As the nineteenth century wore on, resignations like those previously mentioned became rarer, but the 1892 canvas proved quite unusual in other ways. William Tallmadge's election as President was challenged because he owned a hotel which served liquor, and state law prohibited "liquor dealers" from holding any public office. Tallmadge rebutted his critics by pointing out that he leased his hotel to others who happened to deal in the liquor trade, and therefore, he was not in violation of the law. One of his victorious mining mates, however, was not so fortunate in claiming the spoils of office following his own election. William Garland had been strongly backed by "the North Adams gang," the large number of railroaders who moved here in the 1890s with the expansion of the Fitchburgh line, the predecessor of the Boston and Maine Railroad. Editor Farrington Mead's reference to this group of largely Irish immigrants as a "gang" did not speak well of his willingness to welcome newcomers here, but he certainly felt justified in his criticism when Garland was forced to resign following his election because it turned out that he was a non-citizen alien, ineligible to vote, much less to hold office.
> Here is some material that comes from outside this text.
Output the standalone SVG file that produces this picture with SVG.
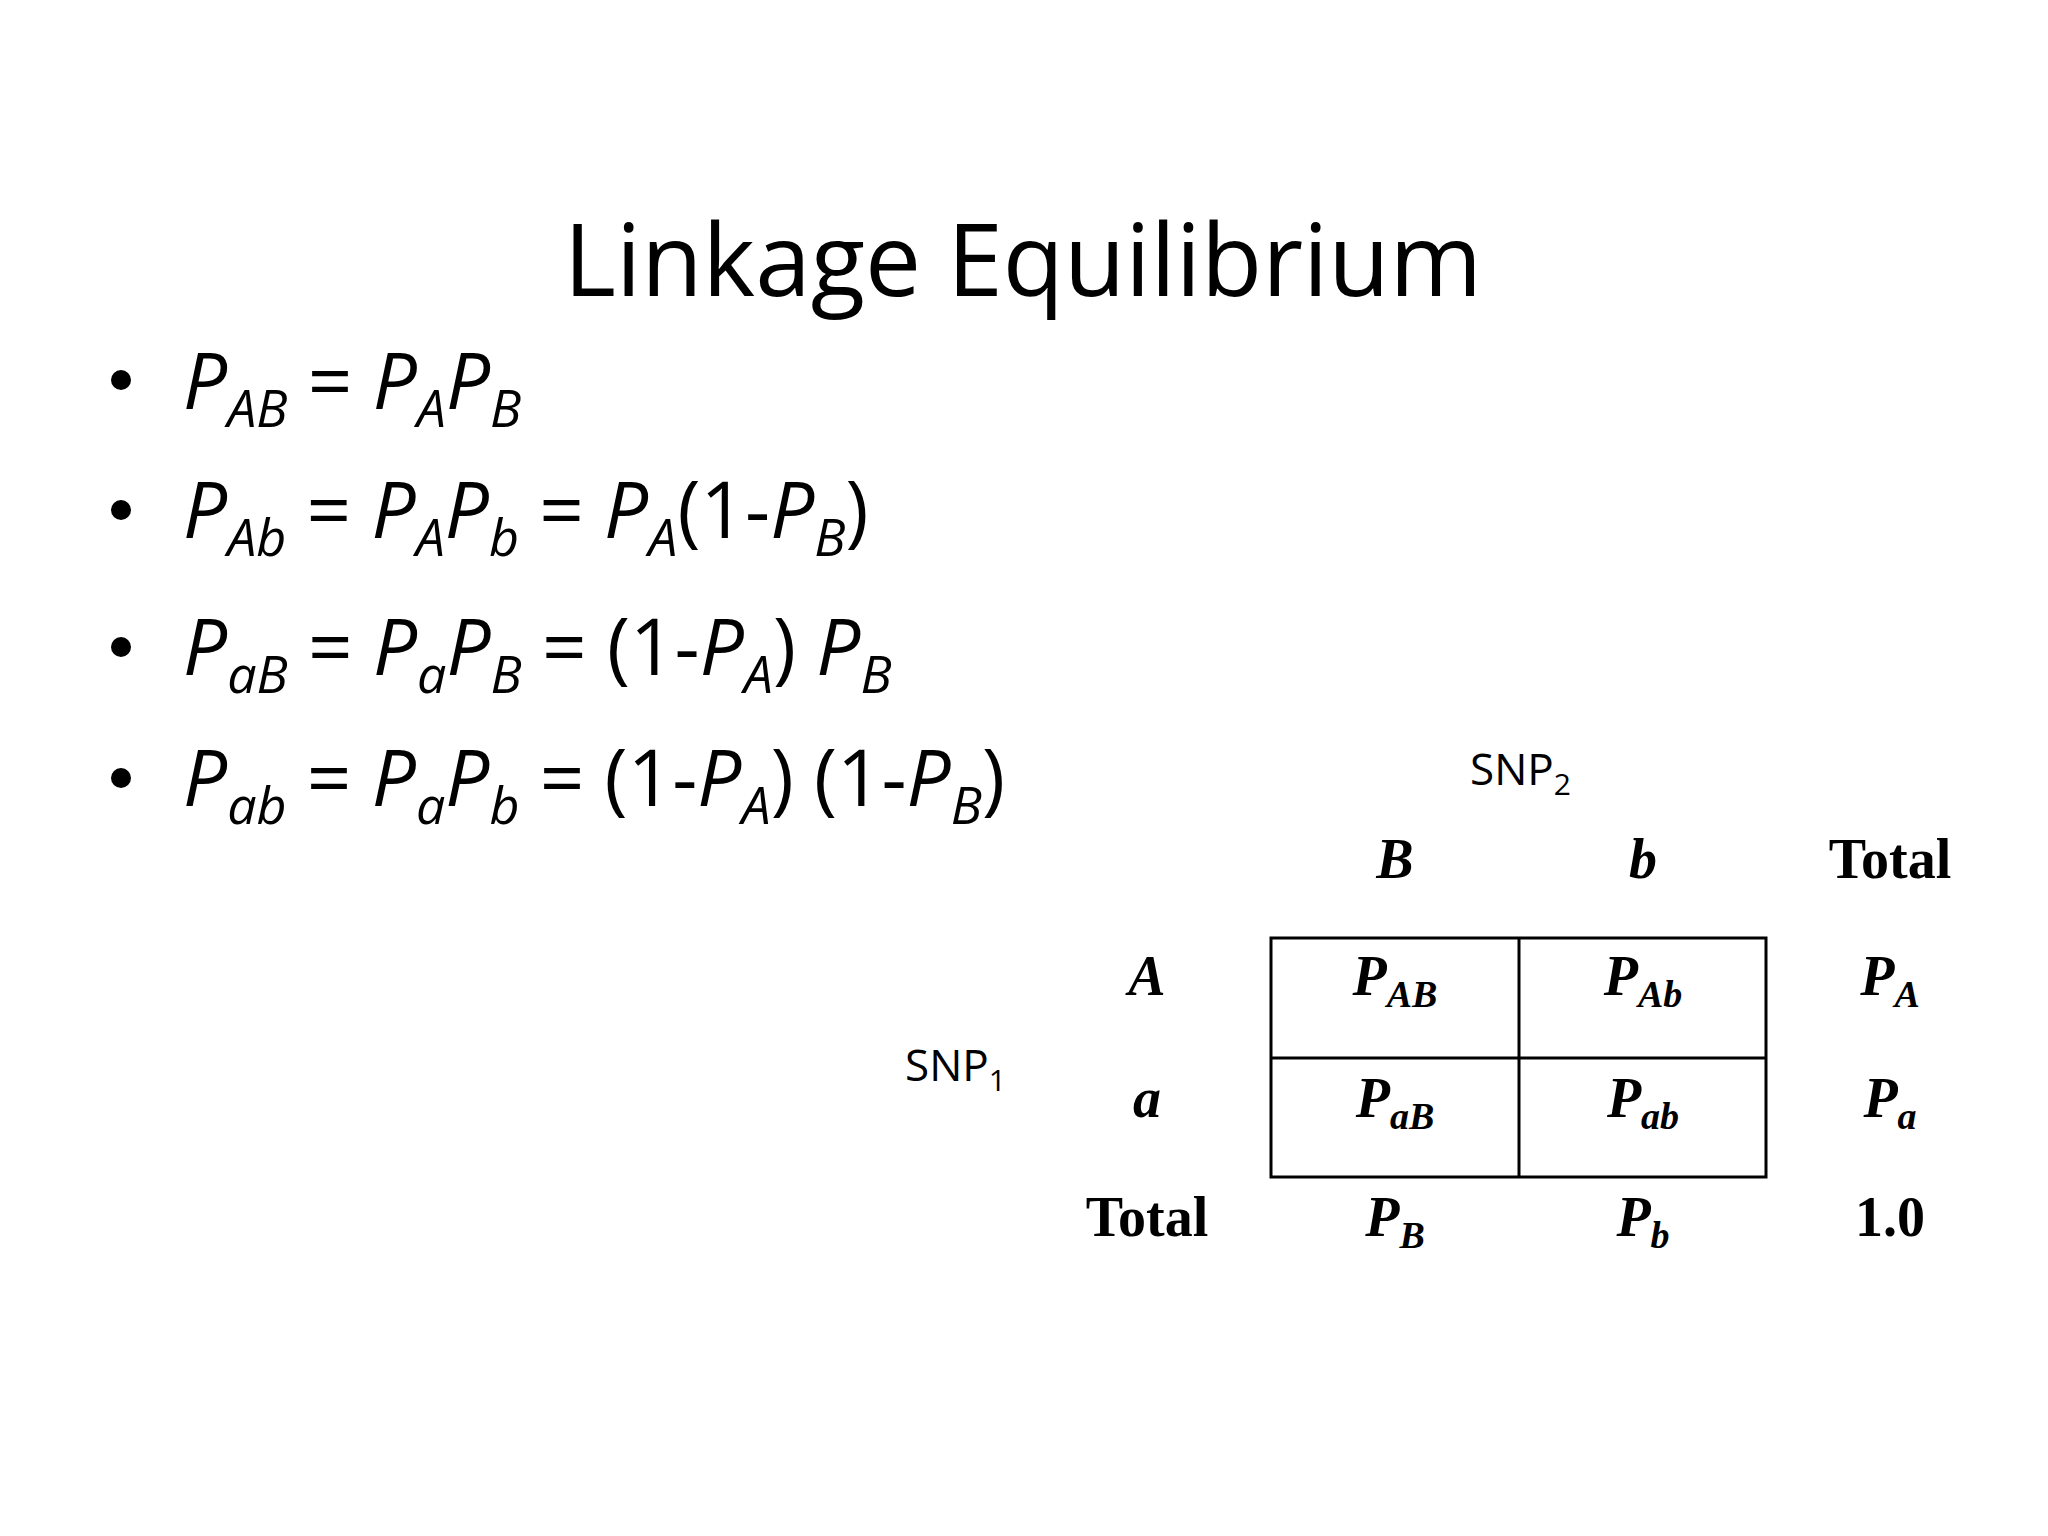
<svg xmlns="http://www.w3.org/2000/svg" width="2048" height="1536" viewBox="0 0 2048 1536">
<style>
.t{font-family:"Open Sans","Liberation Sans",sans-serif;fill:#000}
.eq{font-family:"Open Sans","Liberation Sans",sans-serif;font-size:78px;fill:#000}
.i{font-style:italic}
.s{font-size:52px}
.tb{font-family:"Liberation Serif",serif;font-weight:bold;font-size:56px;fill:#000;text-anchor:middle}
.ts{font-size:38px}
</style>
<rect width="2048" height="1536" fill="#fff"/>
<g id="title"><text class="t" x="1023" y="296" font-size="100" text-anchor="middle">Linkage Equilibrium</text></g>
<g id="bullets">
<circle cx="121" cy="380" r="10"/><circle cx="121" cy="510" r="10"/><circle cx="121" cy="647" r="10"/><circle cx="121" cy="778" r="10"/>
<text class="eq" x="183" y="409"><tspan class="i">P</tspan><tspan class="i s" dy="18">AB</tspan><tspan dy="-18"> = </tspan><tspan class="i">P</tspan><tspan class="i s" dy="18">A</tspan><tspan class="i" dy="-18">P</tspan><tspan class="i s" dy="18">B</tspan></text>
<text class="eq" x="183" y="538"><tspan class="i">P</tspan><tspan class="i s" dy="18">Ab</tspan><tspan dy="-18"> = </tspan><tspan class="i">P</tspan><tspan class="i s" dy="18">A</tspan><tspan class="i" dy="-18">P</tspan><tspan class="i s" dy="18">b</tspan><tspan dy="-18"> = </tspan><tspan class="i">P</tspan><tspan class="i s" dy="18">A</tspan><tspan dy="-18">(1-</tspan><tspan class="i">P</tspan><tspan class="i s" dy="18">B</tspan><tspan dy="-18">)</tspan></text>
<text class="eq" x="183" y="675"><tspan class="i">P</tspan><tspan class="i s" dy="18">aB</tspan><tspan dy="-18"> = </tspan><tspan class="i">P</tspan><tspan class="i s" dy="18">a</tspan><tspan class="i" dy="-18">P</tspan><tspan class="i s" dy="18">B</tspan><tspan dy="-18"> = (1-</tspan><tspan class="i">P</tspan><tspan class="i s" dy="18">A</tspan><tspan dy="-18">) </tspan><tspan class="i">P</tspan><tspan class="i s" dy="18">B</tspan></text>
<text class="eq" x="183" y="806"><tspan class="i">P</tspan><tspan class="i s" dy="18">ab</tspan><tspan dy="-18"> = </tspan><tspan class="i">P</tspan><tspan class="i s" dy="18">a</tspan><tspan class="i" dy="-18">P</tspan><tspan class="i s" dy="18">b</tspan><tspan dy="-18"> = (1-</tspan><tspan class="i">P</tspan><tspan class="i s" dy="18">A</tspan><tspan dy="-18">) (1-</tspan><tspan class="i">P</tspan><tspan class="i s" dy="18">B</tspan><tspan dy="-18">)</tspan></text>
</g>
<g id="snp-labels">
<text class="t" x="1470" y="785" font-size="44">SNP<tspan font-size="30" dy="10">2</tspan></text>
<text class="t" x="905" y="1081" font-size="44">SNP<tspan font-size="30" dy="10">1</tspan></text>
</g>
<g id="table-grid" fill="none" stroke="#000" stroke-width="3">
<rect x="1271" y="938" width="495" height="239"/>
<line x1="1519" y1="938" x2="1519" y2="1177"/>
<line x1="1271" y1="1058" x2="1766" y2="1058"/>
</g>
<g id="table-text">
<text class="tb i" x="1395" y="878">B</text>
<text class="tb i" x="1643" y="878">b</text>
<text class="tb" x="1890" y="878">Total</text>
<text class="tb i" x="1147" y="995">A</text>
<text class="tb i" x="1147" y="1117">a</text>
<text class="tb" x="1147" y="1236">Total</text>
<text class="tb i" x="1395" y="995">P<tspan class="ts" dy="12">AB</tspan></text>
<text class="tb i" x="1643" y="995">P<tspan class="ts" dy="12">Ab</tspan></text>
<text class="tb i" x="1890" y="995">P<tspan class="ts" dy="12">A</tspan></text>
<text class="tb i" x="1395" y="1117">P<tspan class="ts" dy="12">aB</tspan></text>
<text class="tb i" x="1643" y="1117">P<tspan class="ts" dy="12">ab</tspan></text>
<text class="tb i" x="1890" y="1117">P<tspan class="ts" dy="12">a</tspan></text>
<text class="tb i" x="1395" y="1236">P<tspan class="ts" dy="12">B</tspan></text>
<text class="tb i" x="1643" y="1236">P<tspan class="ts" dy="12">b</tspan></text>
<text class="tb" x="1890" y="1236">1.0</text>
</g>
</svg>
Whether because of, or in spite of, the first appointment of local partisan election officials in 1897, contests remained quite heated for the next two decades. William Allen defeated John Donnelly by eight votes in 1898, while 32 "blanks" were cast. Frank Ferris became Village President the following year with a 38 vote surplus. Three years later, T.J. Finnegan won the top office by a vote of 562 to 505. A decade later, William Canfield won by 23 votes, possibly the indirect beneficiary of the 78 votes cast for local Socialist Party candidate, Frank Lane, who was supported by fellow Socialist, George Lunn of Schenectady. Lunn, a Protestant minister, was one of a number of Socialists elected to office around the country in 1912, the same year that Teddy Roosevelt broke with Republicans to run his "Bull Moose" campaign against President William Howard Taft. Lunn followed his Socialist mayoral yews in Schenectady by being elected as Lt. Governor of New York in 1920, this time on the Democratic ticket.

Possibly the closest election in Mechanicville history for the top office occurred in 1914 when John Green defeated his Republican opponent by a vote of 745 to 741. The closeness of this race was never repeated again, the narrowest margin in the last 85 years being the eleven vote margin of victory alluded to at the beginning of this article.
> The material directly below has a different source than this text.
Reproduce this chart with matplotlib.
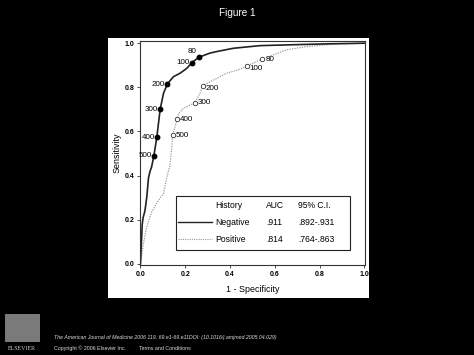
import matplotlib
matplotlib.use("Agg")
import matplotlib.pyplot as plt
from matplotlib.patches import Rectangle

plt.rcParams["font.family"] = ["Liberation Sans", "DejaVu Sans"]

# ROC curve, history negative (solid)
neg_fpr = [0.0, 0.008, 0.012, 0.020, 0.028, 0.036, 0.043, 0.050, 0.060, 0.073, 0.088,
           0.103, 0.120, 0.147, 0.177, 0.207, 0.230, 0.260, 0.310, 0.340, 0.415,
           0.534, 0.640, 0.830, 1.0]
neg_tpr = [0.0, 0.180, 0.210, 0.240, 0.300, 0.390, 0.420, 0.440, 0.490, 0.573, 0.700,
           0.773, 0.815, 0.848, 0.864, 0.886, 0.912, 0.936, 0.955, 0.962, 0.977,
           0.989, 0.992, 0.997, 1.0]

# ROC curve, history positive (dotted)
pos_fpr = [0.0, 0.013, 0.028, 0.050, 0.080, 0.103, 0.118, 0.132, 0.140, 0.144,
           0.164, 0.170, 0.192, 0.243, 0.266, 0.278, 0.326, 0.385, 0.445, 0.475,
           0.542, 0.653, 0.743, 0.860, 1.0]
pos_tpr = [0.0, 0.090, 0.167, 0.235, 0.288, 0.318, 0.394, 0.447, 0.530, 0.583,
           0.655, 0.680, 0.705, 0.730, 0.773, 0.808, 0.833, 0.864, 0.882, 0.897,
           0.927, 0.970, 0.985, 0.995, 1.0]

# cut-off points
cut_labels = ["500", "400", "300", "200", "100", "80"]
neg_cut_x = [0.060, 0.073, 0.088, 0.120, 0.230, 0.260]
neg_cut_y = [0.490, 0.573, 0.700, 0.815, 0.912, 0.936]
pos_cut_x = [0.144, 0.164, 0.243, 0.278, 0.475, 0.542]
pos_cut_y = [0.583, 0.655, 0.730, 0.808, 0.897, 0.927]

legend_rows = [["History", "AUC", "95% C.I."],
               ["Negative", ".911", ".892-.931"],
               ["Positive", ".814", ".764-.863"]]

ticks = [0.0, 0.2, 0.4, 0.6, 0.8, 1.0]

W, H = 474, 355
fig = plt.figure(figsize=(W / 100, H / 100), dpi=100, facecolor="black")

# white figure panel
fig.patches.append(Rectangle((108 / W, 1 - 298 / H), 261 / W, 260 / H,
                             transform=fig.transFigure, facecolor="white",
                             edgecolor="none", zorder=-5))

ax = fig.add_axes([140 / W, 1 - 265 / H, 225 / W, 224 / H])
ax.set_zorder(1)
ax.set_facecolor("white")
ax.set_xlim(-0.002, 1.003)
ax.set_ylim(-0.005, 1.01)

ax.plot(pos_fpr, pos_tpr, color="#9a9a9a", lw=0.9, ls=(0, (1, 1)))
ax.plot(neg_fpr, neg_tpr, color="#222222", lw=1.2)
ax.plot(neg_cut_x, neg_cut_y, "o", ms=3.2, color="black")
ax.plot(pos_cut_x, pos_cut_y, "o", ms=3.2, mfc="white", mec="#333333", mew=0.6)

fs = 5.8
for lab, x, y in zip(cut_labels, neg_cut_x, neg_cut_y):
    if lab == "80":
        ax.annotate(lab, (x, y), xytext=(-1.5, 2), textcoords="offset points",
                    ha="right", va="bottom", fontsize=fs)
    else:
        ax.annotate(lab, (x, y), xytext=(-1.5, 0), textcoords="offset points",
                    ha="right", va="center", fontsize=fs)
pos_off = [(2, 0), (2, 0), (2, 0), (2, -2), (2, -2), (3, 0)]
for lab, x, y, (dx, dy) in zip(cut_labels, pos_cut_x, pos_cut_y, pos_off):
    ax.annotate(lab, (x, y), xytext=(dx, dy), textcoords="offset points",
                ha="left", va="center", fontsize=fs)

ax.set_xticks(ticks)
ax.set_yticks(ticks)
ax.set_xticklabels([f"{t:.1f}" for t in ticks], fontweight="bold")
ax.set_yticklabels([f"{t:.1f}" for t in ticks], fontweight="bold")
ax.tick_params(labelsize=5.0, length=2, width=0.6, pad=2, color="#333333")
for s in ax.spines.values():
    s.set_linewidth(0.8)
    s.set_color("#333333")
ax.set_xlabel("1 - Specificity", fontsize=6.4, labelpad=5)
ax.set_ylabel("Sensitivity", fontsize=6.4, labelpad=2)

# legend table box (drawn in axes so it sits above the curves)
bx0, by0, bx1, by1 = 176, 196, 350, 250
ax.add_patch(Rectangle((bx0 / W, 1 - by1 / H), (bx1 - bx0) / W, (by1 - by0) / H,
                       transform=fig.transFigure, facecolor="white",
                       edgecolor="#222222", lw=0.8, zorder=5))
row_y = [205.5, 222, 239]
col_x = [215, 266, 298]
for r, row in enumerate(legend_rows):
    for c, txt in enumerate(row):
        ax.text(col_x[c] / W, 1 - row_y[r] / H, txt, fontsize=6.2,
                transform=fig.transFigure, ha="left", va="center", zorder=6)
ax.plot([178 / W, 212 / W], [1 - 222 / H] * 2, transform=fig.transFigure,
        color="#222222", lw=1.0, zorder=6)
ax.plot([178 / W, 212 / W], [1 - 239 / H] * 2, transform=fig.transFigure,
        color="#9a9a9a", lw=0.8, ls=(0, (1, 1)), zorder=6)

# slide title and footer
fig.text(237 / W, 1 - 13 / H, "Figure 1", color="white", fontsize=7.2,
         ha="center", va="center")
fig.patches.append(Rectangle((5 / W, 1 - 342 / H), 35 / W, 28 / H,
                             transform=fig.transFigure, facecolor="#7a7a7a",
                             edgecolor="none"))
fig.text(22 / W, 1 - 349 / H, "ELSEVIER", color="#cccccc", fontsize=4.3,
         family="Liberation Serif", ha="center", va="center")
fig.text(54 / W, 1 - 338 / H,
         "The American Journal of Medicine 2006 119, 69.e1-69.e11DOI: (10.1016/j.amjmed.2005.04.029)",
         color="#dddddd", fontsize=3.8, style="italic", ha="left", va="center")
fig.text(54 / W, 1 - 348 / H, "Copyright \u00a9 2006 Elsevier Inc.",
         color="#dddddd", fontsize=3.8, ha="left", va="center")
fig.text(139 / W, 1 - 348 / H, "Terms and Conditions",
         color="#dddddd", fontsize=3.8, ha="left", va="center")

fig.savefig("out.png", dpi=100, facecolor="black")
Did wider margins of victory after 1914 betoken a greater sense of political decisiveness, or confusion, by local voters? The same year that witnessed a four-vote election victory also saw Mechanicville secure a new city charter which outlawed partisan elections. Hereafter, candidates had to run in a series of nonpartisan "open primaries" before running for elective office. The system, which allowed little time for campaigning, forced "politics" underground and left voters less than enthusiastic. In a short time, proponents of the new system were calling for its abolition, but having it embedded in the new city charter required a complex process to change it. Complaints persisted for decades and finally, party labels and partisan elections were reinstituted in 1962. Since then, both Democrats and Republicans have been willing to take their chances with the local electorate and there has been no support for a return to the non-partisan system in recent years.
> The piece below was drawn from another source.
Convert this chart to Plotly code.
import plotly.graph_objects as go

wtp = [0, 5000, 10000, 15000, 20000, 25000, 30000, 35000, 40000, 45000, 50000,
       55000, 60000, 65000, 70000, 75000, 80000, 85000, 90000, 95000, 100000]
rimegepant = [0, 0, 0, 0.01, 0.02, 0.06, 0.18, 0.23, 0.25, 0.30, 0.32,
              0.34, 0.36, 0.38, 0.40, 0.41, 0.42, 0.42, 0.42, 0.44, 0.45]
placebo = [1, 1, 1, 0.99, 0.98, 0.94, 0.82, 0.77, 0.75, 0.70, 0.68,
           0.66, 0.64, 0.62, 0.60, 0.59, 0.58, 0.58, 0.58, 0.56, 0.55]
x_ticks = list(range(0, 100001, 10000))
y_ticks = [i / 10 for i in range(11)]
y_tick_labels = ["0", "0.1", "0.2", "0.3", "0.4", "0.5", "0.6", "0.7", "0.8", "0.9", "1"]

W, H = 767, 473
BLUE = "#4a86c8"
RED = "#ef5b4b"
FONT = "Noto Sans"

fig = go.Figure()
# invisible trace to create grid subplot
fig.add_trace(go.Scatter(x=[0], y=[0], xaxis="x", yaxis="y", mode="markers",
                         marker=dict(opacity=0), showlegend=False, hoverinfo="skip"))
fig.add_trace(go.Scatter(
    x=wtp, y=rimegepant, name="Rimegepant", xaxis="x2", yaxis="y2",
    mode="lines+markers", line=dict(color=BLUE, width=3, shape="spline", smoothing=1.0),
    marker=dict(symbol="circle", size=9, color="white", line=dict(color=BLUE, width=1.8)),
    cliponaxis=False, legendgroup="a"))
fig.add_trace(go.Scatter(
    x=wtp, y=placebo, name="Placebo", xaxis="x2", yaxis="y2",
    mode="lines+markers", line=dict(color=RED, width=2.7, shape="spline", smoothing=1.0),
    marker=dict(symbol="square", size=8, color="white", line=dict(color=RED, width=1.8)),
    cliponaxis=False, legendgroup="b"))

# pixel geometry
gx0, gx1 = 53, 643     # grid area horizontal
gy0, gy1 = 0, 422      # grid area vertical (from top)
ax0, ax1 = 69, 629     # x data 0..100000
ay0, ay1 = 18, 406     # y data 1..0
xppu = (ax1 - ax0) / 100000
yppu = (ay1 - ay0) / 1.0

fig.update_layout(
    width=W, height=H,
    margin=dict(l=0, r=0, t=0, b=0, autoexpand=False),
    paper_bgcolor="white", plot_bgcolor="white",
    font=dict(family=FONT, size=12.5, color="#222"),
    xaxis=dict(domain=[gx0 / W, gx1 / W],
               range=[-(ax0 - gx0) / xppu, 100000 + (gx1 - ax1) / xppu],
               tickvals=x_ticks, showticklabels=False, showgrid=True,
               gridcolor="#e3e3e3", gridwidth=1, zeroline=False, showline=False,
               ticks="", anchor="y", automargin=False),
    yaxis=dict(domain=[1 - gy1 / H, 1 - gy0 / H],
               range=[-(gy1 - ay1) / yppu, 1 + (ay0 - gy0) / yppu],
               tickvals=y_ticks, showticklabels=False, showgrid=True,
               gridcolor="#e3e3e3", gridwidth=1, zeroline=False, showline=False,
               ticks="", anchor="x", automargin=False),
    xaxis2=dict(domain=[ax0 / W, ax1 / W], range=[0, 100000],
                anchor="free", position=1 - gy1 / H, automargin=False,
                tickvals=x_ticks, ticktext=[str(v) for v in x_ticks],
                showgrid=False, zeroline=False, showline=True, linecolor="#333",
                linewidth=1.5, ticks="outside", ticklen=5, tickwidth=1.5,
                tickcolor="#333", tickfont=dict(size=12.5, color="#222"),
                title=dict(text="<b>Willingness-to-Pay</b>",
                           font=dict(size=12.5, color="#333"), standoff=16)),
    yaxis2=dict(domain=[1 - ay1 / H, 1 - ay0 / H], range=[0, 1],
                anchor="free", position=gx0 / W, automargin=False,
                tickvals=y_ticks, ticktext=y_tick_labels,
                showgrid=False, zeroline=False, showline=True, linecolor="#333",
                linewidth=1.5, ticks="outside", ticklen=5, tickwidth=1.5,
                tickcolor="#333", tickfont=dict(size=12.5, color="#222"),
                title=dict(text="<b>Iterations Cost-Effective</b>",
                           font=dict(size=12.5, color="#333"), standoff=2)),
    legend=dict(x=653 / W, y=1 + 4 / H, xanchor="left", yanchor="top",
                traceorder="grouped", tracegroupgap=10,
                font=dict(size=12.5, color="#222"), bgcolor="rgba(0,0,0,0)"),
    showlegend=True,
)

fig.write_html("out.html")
Is there a general pattern clearly visible in this voting analysis? Probably not, given the fact that some candidates who won cliffhanger elections were later re-elected by wide margins. And, two who served as municipal executives in the early 20th century seemed to have faded from public view only to see their political careers resurrected more than twenty years after initially leaving office. T.J. Finnegan was elected Mayor in 1929, 1931, and 1933, regaining office almost 30 years after he first became Village President. Homer Eckerson was elected the city's first mayor under the new charter in 1915, retired from office in 1919, but then came back to win three more terms in 1939, 1941, and 1943. In both Finnegan’s and Eckerson's cases, they were elected by strong margins. Thus, when all is said and done, the will of the voters is not easily predicted, but the local electorate more often than not makes its ballots count.